-- Begin Data section --
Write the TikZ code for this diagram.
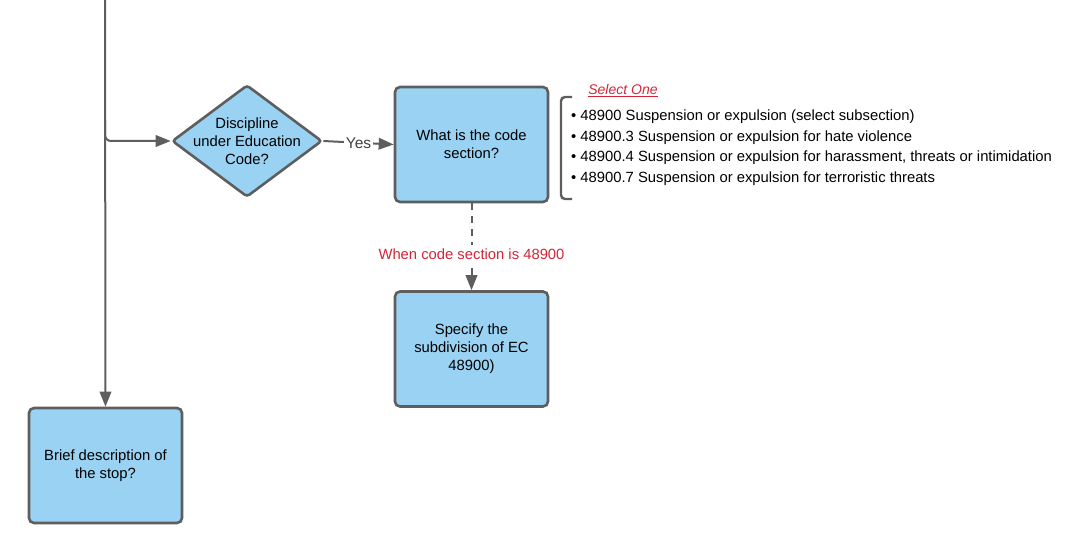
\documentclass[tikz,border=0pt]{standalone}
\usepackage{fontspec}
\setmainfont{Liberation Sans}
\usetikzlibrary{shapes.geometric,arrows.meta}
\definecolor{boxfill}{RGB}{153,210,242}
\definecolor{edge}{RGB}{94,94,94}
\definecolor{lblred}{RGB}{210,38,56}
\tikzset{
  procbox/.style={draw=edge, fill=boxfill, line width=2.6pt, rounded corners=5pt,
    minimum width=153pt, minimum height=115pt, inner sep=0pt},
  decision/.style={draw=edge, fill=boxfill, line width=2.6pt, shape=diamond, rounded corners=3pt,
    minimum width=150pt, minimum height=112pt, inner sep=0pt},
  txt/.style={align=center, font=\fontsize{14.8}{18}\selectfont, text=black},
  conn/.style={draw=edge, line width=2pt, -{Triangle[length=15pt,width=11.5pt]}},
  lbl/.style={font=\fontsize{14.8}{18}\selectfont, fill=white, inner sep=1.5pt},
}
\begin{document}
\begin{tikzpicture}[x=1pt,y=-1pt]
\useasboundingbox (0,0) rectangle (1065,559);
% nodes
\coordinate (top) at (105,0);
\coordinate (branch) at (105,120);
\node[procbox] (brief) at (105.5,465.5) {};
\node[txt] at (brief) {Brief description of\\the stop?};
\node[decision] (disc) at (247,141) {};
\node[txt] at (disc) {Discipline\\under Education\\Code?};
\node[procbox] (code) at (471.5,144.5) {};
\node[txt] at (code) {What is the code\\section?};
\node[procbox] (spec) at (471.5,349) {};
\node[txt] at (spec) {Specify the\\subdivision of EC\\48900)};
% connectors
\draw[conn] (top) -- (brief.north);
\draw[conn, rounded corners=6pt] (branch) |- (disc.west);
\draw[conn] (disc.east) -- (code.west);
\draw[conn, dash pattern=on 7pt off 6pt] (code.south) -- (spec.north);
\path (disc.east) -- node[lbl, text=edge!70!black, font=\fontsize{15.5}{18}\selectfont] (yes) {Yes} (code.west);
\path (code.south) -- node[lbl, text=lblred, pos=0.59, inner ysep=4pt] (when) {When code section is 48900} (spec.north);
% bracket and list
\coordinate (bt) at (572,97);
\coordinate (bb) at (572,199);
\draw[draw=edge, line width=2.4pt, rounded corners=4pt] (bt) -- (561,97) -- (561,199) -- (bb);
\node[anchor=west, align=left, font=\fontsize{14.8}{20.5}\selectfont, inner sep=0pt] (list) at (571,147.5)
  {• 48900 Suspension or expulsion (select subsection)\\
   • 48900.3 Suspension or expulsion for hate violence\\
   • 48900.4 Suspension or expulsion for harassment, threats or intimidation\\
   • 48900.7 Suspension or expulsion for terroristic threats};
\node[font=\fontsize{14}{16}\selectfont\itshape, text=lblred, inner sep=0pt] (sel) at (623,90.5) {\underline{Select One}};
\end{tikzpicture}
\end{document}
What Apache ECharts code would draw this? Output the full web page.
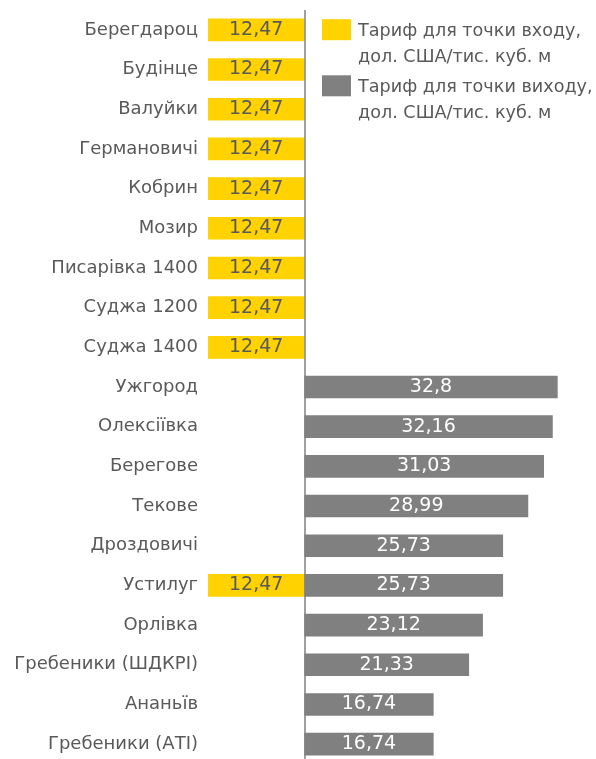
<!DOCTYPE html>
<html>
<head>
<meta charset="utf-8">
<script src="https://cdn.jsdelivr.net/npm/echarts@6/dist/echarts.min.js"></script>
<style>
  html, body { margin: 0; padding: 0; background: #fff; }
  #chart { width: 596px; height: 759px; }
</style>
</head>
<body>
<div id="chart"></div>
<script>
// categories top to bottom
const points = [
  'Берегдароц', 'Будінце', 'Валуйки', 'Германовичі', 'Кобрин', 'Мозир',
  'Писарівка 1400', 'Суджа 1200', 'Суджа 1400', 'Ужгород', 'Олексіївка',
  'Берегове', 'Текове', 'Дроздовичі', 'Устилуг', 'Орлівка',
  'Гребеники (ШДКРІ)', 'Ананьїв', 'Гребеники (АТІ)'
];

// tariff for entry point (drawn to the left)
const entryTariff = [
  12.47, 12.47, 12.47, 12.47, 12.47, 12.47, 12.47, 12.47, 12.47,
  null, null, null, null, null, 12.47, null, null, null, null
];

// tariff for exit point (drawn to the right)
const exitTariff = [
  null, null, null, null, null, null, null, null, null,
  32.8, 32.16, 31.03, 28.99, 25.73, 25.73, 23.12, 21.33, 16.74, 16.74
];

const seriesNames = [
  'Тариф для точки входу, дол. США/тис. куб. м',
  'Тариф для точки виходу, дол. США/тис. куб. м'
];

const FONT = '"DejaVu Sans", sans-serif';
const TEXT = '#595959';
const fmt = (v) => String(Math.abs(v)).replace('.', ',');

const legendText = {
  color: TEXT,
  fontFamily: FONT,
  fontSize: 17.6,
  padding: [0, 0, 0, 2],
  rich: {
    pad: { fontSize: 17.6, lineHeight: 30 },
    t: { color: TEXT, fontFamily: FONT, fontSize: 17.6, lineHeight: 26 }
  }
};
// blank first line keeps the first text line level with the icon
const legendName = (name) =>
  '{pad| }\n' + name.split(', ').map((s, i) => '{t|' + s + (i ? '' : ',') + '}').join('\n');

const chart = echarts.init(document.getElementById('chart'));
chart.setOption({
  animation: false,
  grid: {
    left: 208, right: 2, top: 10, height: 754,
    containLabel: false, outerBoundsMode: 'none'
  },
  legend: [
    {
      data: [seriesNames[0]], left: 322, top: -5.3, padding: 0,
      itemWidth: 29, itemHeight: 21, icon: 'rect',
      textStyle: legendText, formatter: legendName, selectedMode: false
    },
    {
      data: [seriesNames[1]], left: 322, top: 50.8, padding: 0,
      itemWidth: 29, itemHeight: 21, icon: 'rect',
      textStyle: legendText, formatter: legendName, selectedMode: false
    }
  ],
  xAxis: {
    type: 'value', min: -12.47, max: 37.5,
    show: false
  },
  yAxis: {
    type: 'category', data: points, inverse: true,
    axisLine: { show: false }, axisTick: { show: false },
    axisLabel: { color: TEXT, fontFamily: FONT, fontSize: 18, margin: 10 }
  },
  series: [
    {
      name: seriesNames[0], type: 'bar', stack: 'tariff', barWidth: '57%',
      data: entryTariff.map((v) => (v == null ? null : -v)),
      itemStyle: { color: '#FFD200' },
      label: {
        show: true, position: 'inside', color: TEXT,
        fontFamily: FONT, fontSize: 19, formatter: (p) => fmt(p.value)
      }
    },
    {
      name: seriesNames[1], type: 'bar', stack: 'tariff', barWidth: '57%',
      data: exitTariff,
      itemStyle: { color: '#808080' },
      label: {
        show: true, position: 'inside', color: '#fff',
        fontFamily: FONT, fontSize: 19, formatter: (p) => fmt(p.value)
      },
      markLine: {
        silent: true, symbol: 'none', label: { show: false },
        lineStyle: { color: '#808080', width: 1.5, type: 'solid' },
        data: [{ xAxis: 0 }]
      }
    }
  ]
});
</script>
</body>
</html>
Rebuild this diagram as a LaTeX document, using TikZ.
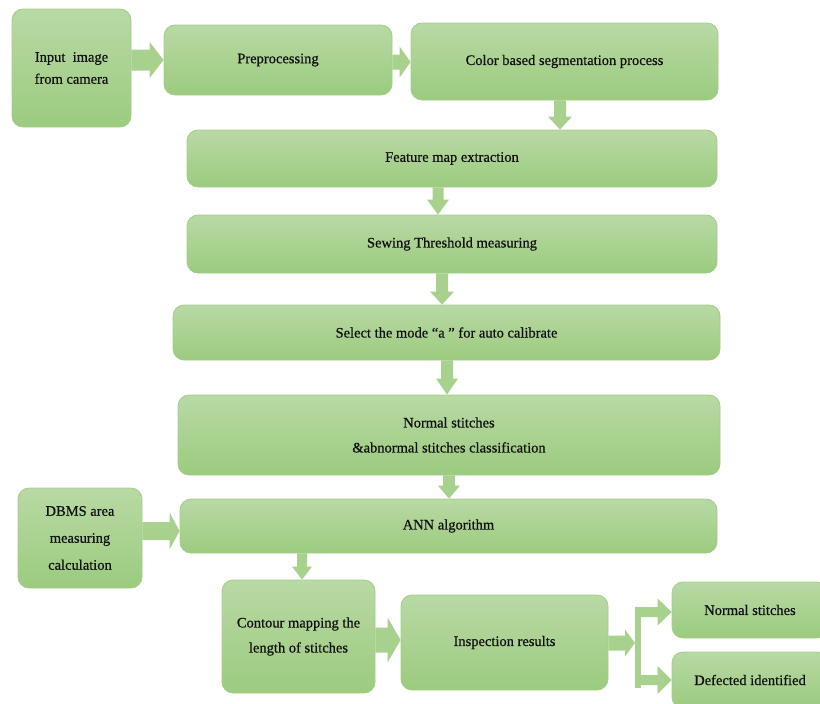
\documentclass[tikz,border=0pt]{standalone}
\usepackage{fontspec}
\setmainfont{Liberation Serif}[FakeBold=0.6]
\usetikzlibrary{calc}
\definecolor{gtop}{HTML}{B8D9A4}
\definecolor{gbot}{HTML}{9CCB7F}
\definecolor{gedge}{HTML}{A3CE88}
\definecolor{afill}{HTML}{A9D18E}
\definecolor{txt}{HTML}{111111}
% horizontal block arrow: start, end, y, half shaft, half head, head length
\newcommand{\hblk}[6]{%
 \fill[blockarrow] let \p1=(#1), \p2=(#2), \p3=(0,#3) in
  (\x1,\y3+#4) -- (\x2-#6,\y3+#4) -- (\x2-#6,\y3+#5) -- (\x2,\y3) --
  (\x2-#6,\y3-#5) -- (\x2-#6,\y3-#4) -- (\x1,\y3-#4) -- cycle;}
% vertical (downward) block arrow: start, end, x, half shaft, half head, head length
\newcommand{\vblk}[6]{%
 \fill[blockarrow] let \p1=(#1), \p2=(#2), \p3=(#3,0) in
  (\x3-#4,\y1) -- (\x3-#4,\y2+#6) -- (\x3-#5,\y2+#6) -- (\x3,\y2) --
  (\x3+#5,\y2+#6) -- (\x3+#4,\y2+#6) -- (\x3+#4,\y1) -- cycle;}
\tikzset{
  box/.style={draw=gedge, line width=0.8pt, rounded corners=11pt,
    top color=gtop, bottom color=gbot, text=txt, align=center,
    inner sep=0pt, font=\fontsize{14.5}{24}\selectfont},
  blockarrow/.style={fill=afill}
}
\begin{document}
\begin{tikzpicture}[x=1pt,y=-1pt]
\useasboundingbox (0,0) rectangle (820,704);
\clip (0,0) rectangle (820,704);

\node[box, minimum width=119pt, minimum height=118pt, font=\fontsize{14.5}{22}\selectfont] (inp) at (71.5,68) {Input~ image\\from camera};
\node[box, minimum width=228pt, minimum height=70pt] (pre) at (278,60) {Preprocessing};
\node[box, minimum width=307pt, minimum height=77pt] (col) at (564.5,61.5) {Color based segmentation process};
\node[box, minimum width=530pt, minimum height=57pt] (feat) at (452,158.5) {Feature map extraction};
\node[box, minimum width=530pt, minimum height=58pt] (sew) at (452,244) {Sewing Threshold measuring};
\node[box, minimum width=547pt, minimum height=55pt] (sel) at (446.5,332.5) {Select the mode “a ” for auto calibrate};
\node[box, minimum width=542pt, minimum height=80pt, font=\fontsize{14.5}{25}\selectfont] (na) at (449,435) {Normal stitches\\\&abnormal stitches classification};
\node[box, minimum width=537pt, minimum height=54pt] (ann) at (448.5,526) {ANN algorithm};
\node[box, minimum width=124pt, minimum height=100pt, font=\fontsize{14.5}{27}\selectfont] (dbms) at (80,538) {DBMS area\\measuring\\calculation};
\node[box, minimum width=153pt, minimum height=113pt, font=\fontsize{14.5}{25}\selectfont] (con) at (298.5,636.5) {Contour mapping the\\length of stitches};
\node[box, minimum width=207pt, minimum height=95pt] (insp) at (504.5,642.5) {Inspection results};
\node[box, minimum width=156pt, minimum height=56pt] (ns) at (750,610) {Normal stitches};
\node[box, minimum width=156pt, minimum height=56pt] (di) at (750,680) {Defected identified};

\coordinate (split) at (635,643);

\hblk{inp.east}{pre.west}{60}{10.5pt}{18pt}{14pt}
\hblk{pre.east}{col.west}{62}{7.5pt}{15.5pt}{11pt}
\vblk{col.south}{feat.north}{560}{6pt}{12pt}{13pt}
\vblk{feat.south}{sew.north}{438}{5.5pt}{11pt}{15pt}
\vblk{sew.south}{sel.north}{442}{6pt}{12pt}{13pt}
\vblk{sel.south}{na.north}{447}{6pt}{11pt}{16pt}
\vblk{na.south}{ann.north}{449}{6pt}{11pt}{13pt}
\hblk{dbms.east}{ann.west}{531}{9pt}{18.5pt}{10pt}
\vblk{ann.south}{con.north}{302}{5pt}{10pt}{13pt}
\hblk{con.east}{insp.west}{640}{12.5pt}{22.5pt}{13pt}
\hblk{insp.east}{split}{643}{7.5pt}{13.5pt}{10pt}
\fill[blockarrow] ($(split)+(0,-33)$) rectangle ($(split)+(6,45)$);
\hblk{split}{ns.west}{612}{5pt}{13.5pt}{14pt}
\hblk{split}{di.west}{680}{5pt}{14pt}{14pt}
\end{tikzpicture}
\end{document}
-- End Data section --
Given exercise: Which lines contain the word "diagram"? Copy each one.

Response:
Write the TikZ code for this diagram.
Rebuild this diagram as a LaTeX document, using TikZ.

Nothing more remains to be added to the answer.